Noticing one man drop out of the applause on that last bit, Moore tells him that if he doesn’t like abortion he shouldn’t have one. Another contentious issue that causes ripples in the audience is gay marriage. Moore offers similar advice suggesting to those who don’t like the idea. If they don’t like gay marriage they shouldn’t marry a man because they would hate it and it would probably end in gay divorce which isn’t even legal yet, Moore kidded. 

“Can’t we let everyone else love who they want to love and do what they want to do. Can’t we live and let live?”

Moore is more optimistic at an after-show get together at the General Denver Tavern across the street. 

Having voted for Barack Obama in 2012 and Bernie Sanders in this year’s Democratic primaries, Moore says this will be the first time he’ll be voting for Clinton. 

He’s encouraged to see her defend many of Sanders’s positions: a living wage, debt-free college, accessible health care, and protection of the environment. Moore says the greatest lesson Clinton can take from what some call the Bernie Revolution is for her to show people who she truly is and what issues she cares about most.

“She needs to be herself, her real self because I think people would love to see that,” he says.

Inspiring a great deal of Moore’s confidence is the fact that Clinton is part of the generation of women identified as the first feminists of the modern era. Pointing out that 77 per cent of the US population is now composed of women, people of colour or men and women between the ages of 18 and 35, Moore says that, at least on paper, Clinton should win. 

Hopeful that he will not have to come back and eat his own words if Clinton is elected and doesn’t come through with her promises, Moore says he believes in his heart that she will make the most of the opportunity of being the first woman president. 

I walk back to the hotel to catch a few hours of sleep before hitting the road in the morning. 

Taking the back roads I count 11 Trump signs and only one for Clinton along Hwy 72. Decorating buildings and lawns beside Hwy 5 along the south shore of Lake Erie are 28 signs for Trump and five for Clinton. 

Trump-friendly homes and businesses are often littered with multiple placards and large homemade signs, while Clinton-friendly lawns tend to have a single small sign.

Not a formal study by any means. But as Moore reminds us, America has a history of electing treacherous political animals.

“When I was a kid, everyone said Richard Nixon wasn’t going to win because he’s ‘tricky Dick,’ and then he won twice.
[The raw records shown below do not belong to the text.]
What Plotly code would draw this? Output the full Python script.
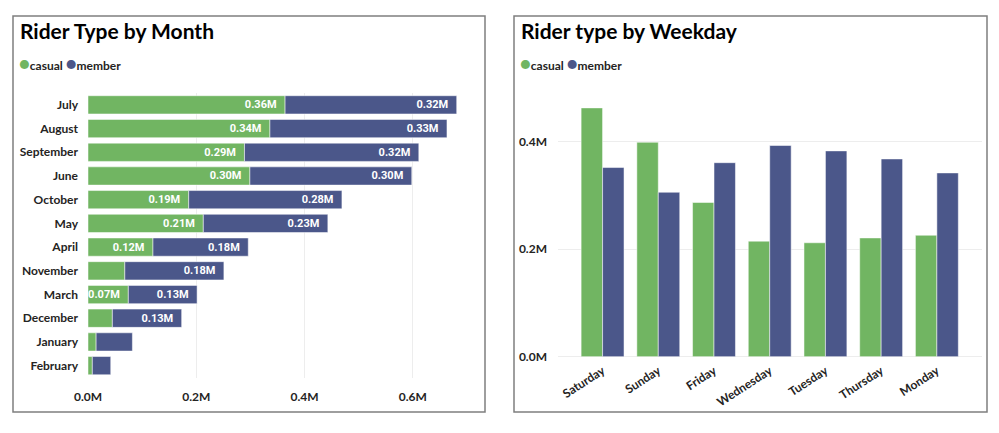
import plotly.graph_objects as go

W, H = 999, 433

# ---- data (values in millions) ----
months = ["July", "August", "September", "June", "October", "May", "April",
          "November", "March", "December", "January", "February"]
casual_month = [0.364, 0.336, 0.289, 0.299, 0.186, 0.213, 0.120,
                0.068, 0.0745, 0.045, 0.015, 0.008]
member_month = [0.317, 0.327, 0.322, 0.299, 0.283, 0.230, 0.176,
                0.183, 0.127, 0.128, 0.067, 0.034]

weekdays = ["Saturday", "Sunday", "Friday", "Wednesday", "Tuesday", "Thursday", "Monday"]
casual_week = [0.463, 0.399, 0.287, 0.215, 0.212, 0.221, 0.226]
member_week = [0.352, 0.306, 0.361, 0.393, 0.383, 0.368, 0.342]

month_ticks = [0.0, 0.2, 0.4, 0.6]
week_ticks = [0.0, 0.2, 0.4]
series_names = ["casual", "member"]

GREEN = "#71B562"
BLUE = "#4B578A"
FONT = "Lato"
TXT = "#252423"


def px_x(p):
    return p / W


def px_y(p):
    return 1 - p / H


def lab(vals):
    return [f"{v:.2f}M\u00a0\u00a0" if v >= 0.07 else "" for v in vals]


fig = go.Figure()
edge = dict(color="rgba(255,255,255,0.5)", width=1)
lblfont = dict(color="white", size=11, family="Roboto", weight="bold")

# Left: stacked horizontal bars
fig.add_trace(go.Bar(
    y=months, x=casual_month, orientation="h", name=series_names[0],
    marker=dict(color=GREEN, line=edge),
    offsetgroup="m", text=lab(casual_month), textposition="inside",
    insidetextanchor="end", constraintext="none", textfont=lblfont,
    xaxis="x", yaxis="y", showlegend=False, hoverinfo="skip"))
fig.add_trace(go.Bar(
    y=months, x=member_month, base=casual_month, orientation="h", name=series_names[1],
    marker=dict(color=BLUE, line=edge),
    offsetgroup="m", text=lab(member_month), textposition="inside",
    insidetextanchor="end", constraintext="none", textfont=lblfont,
    xaxis="x", yaxis="y", showlegend=False, hoverinfo="skip"))

# Right: grouped vertical bars
fig.add_trace(go.Bar(
    x=weekdays, y=casual_week, name=series_names[0], offsetgroup="c",
    marker=dict(color=GREEN, line=edge),
    xaxis="x2", yaxis="y2", showlegend=False, hoverinfo="skip"))
fig.add_trace(go.Bar(
    x=weekdays, y=member_week, name=series_names[1], offsetgroup="w",
    marker=dict(color=BLUE, line=edge),
    xaxis="x2", yaxis="y2", showlegend=False, hoverinfo="skip"))

tickfont = dict(family=FONT, size=12, color=TXT, weight="bold")

legend_text = (f"<span style='color:{GREEN};font-size:18px'>●</span>{series_names[0]} "
               f"<span style='color:{BLUE};font-size:18px'>●</span>{series_names[1]}")


def title_ann(text, x):
    return dict(text=text, x=px_x(x), y=px_y(31), xref="paper", yref="paper",
                xanchor="left", yanchor="middle", showarrow=False,
                font=dict(family=FONT, size=21, color="black", weight="bold"))


def legend_ann(x):
    return dict(text=legend_text, x=px_x(x), y=px_y(63), xref="paper", yref="paper",
                xanchor="left", yanchor="middle", showarrow=False,
                font=dict(family=FONT, size=12, color=TXT, weight="bold"))


fig.update_layout(
    width=W, height=H,
    margin=dict(l=0, r=0, t=0, b=0, autoexpand=False),
    paper_bgcolor="white", plot_bgcolor="white",
    barmode="group", bargap=0.23, bargroupgap=0,
    font=dict(family=FONT, color=TXT),
    xaxis=dict(domain=[px_x(88), px_x(467)], range=[0, 0.7], anchor="y", automargin=False,
               tickvals=month_ticks, ticktext=[f"{t:.1f}M" for t in month_ticks],
               showgrid=True, gridcolor="#EDEDED", gridwidth=1, zeroline=False,
               showline=False, ticks="", tickfont=tickfont, ticklabelstandoff=10),
    yaxis=dict(domain=[px_y(377.5), px_y(93)], anchor="x", automargin=False,
               categoryorder="array", categoryarray=months, autorange="reversed",
               showgrid=False, zeroline=False, showline=False, ticks="",
               tickfont=tickfont, ticklabelstandoff=9),
    xaxis2=dict(domain=[px_x(558), px_x(982)], range=[-0.8, 6.81], anchor="y2",
                automargin=False, categoryorder="array", categoryarray=weekdays,
                showgrid=False, zeroline=False, showline=False, ticks="",
                tickangle=-33, tickfont=tickfont, ticklabelstandoff=4),
    yaxis2=dict(domain=[px_y(356.7), px_y(88)], range=[0, 0.5], anchor="x2",
                automargin=False,
                tickvals=week_ticks, ticktext=[f"{t:.1f}M" for t in week_ticks],
                showgrid=True, gridcolor="#EDEDED", gridwidth=1,
                zeroline=True, zerolinecolor="#EDEDED", zerolinewidth=1,
                showline=False, ticks="", tickfont=tickfont, ticklabelstandoff=10),
    annotations=[
        title_ann("Rider Type by Month", 18),
        title_ann("Rider type by Weekday", 519),
        legend_ann(17),
        legend_ann(518),
    ],
    shapes=[
        dict(type="rect", xref="paper", yref="paper", x0=px_x(13), x1=px_x(485),
             y0=px_y(412), y1=px_y(16), line=dict(color="#7F7F7F", width=1.5)),
        dict(type="rect", xref="paper", yref="paper", x0=px_x(514), x1=px_x(987),
             y0=px_y(412), y1=px_y(16), line=dict(color="#7F7F7F", width=1.5)),
    ],
    showlegend=False,
)

fig.write_html("out.html",
               config={"displayModeBar": False},
               post_script="document.body.style.margin='0';document.body.style.overflow='hidden';")
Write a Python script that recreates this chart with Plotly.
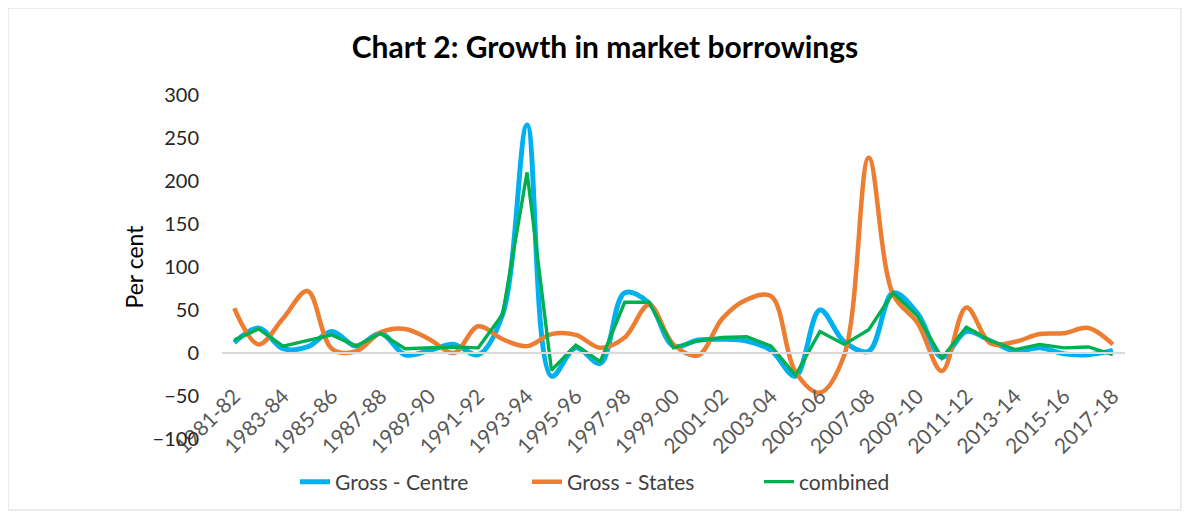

Then along came Regan. He was a ‘B’ actor and his co-star was a chimpanzee. And he was elected twice. Then came ‘W’ [George W. Bush]. What was that about? We didn’t think he would be the President of the United States. He was an idiot, he was a coke-head, and then he didn’t win, Gore [Al Gore] got more votes. Bush lost but he won and then he won again. This has happened before and it happens all of the time.”